• Instructions to follow:
Search the material for the string "that" and copy each line where it occurs.

:: Material provided

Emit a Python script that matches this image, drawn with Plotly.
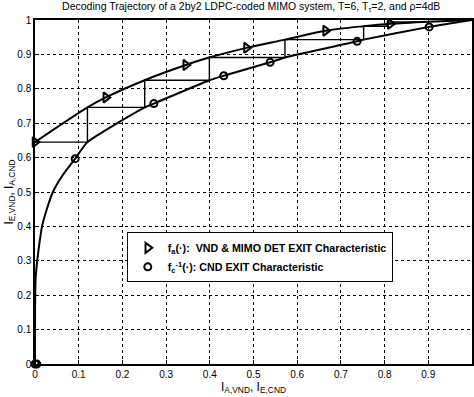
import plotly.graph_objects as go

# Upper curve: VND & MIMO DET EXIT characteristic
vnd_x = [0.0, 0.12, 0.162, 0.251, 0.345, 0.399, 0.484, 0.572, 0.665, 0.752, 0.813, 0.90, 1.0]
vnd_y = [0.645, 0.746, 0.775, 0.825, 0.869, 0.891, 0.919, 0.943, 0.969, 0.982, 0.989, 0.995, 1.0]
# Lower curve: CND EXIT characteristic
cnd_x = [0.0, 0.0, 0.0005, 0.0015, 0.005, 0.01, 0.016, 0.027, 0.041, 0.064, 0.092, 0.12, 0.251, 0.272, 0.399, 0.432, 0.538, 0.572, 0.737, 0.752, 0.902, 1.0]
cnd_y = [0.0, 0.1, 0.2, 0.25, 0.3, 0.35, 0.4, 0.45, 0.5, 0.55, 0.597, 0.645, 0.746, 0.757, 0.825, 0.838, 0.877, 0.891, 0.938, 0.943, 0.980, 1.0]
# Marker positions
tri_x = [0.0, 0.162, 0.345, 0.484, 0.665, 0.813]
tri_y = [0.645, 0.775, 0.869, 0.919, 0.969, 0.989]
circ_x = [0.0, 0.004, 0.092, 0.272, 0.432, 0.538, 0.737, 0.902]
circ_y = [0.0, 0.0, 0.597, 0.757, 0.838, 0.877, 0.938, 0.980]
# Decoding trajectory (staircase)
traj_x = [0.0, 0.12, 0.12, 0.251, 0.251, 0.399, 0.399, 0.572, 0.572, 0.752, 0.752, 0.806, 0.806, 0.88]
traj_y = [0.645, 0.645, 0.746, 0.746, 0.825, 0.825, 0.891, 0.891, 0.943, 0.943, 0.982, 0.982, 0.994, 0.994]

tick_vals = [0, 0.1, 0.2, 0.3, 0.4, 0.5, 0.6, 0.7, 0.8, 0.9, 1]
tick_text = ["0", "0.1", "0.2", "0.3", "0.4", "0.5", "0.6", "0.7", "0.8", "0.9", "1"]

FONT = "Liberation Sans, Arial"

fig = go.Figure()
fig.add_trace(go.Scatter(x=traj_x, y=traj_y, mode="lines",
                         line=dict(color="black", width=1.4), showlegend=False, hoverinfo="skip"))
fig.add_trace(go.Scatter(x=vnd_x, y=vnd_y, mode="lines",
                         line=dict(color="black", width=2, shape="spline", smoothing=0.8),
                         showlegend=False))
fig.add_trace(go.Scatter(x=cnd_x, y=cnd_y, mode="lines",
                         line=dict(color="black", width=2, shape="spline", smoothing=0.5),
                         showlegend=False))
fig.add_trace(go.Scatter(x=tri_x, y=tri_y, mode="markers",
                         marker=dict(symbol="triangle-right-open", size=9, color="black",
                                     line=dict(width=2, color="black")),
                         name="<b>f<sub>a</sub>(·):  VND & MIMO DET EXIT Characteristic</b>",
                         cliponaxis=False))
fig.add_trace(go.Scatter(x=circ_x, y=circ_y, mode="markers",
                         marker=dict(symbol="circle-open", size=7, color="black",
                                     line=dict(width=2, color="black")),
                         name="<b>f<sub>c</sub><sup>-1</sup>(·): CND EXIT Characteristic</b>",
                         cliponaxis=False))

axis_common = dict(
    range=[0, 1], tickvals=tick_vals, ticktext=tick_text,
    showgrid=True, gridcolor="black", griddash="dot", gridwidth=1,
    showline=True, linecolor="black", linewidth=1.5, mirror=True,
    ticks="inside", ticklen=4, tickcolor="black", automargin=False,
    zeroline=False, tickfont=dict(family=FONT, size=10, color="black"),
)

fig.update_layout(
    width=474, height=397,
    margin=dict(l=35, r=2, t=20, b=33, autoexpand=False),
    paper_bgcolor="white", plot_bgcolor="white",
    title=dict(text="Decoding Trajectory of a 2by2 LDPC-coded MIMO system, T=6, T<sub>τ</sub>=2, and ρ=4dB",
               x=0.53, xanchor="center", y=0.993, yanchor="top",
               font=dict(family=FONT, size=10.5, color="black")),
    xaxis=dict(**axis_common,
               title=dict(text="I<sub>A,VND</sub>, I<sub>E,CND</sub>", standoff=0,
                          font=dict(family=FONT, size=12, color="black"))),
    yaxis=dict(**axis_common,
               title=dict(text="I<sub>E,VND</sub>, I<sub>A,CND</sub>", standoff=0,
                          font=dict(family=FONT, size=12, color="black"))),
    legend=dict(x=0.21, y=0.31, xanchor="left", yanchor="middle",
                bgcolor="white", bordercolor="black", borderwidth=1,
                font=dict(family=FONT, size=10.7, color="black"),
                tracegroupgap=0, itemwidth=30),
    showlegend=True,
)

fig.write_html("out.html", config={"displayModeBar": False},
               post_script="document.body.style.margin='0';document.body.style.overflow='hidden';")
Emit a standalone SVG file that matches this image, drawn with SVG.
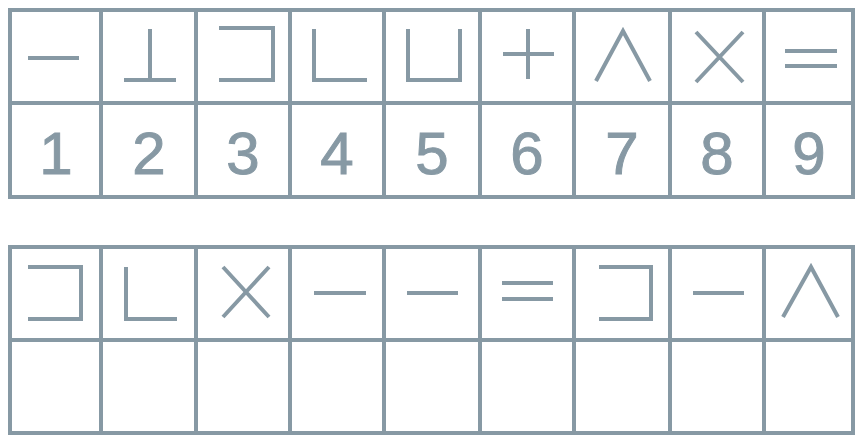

::::

• Right answer:
Emit a Python script that matches this image, drawn with Plotly.
Emit a standalone SVG file that matches this image, drawn with SVG.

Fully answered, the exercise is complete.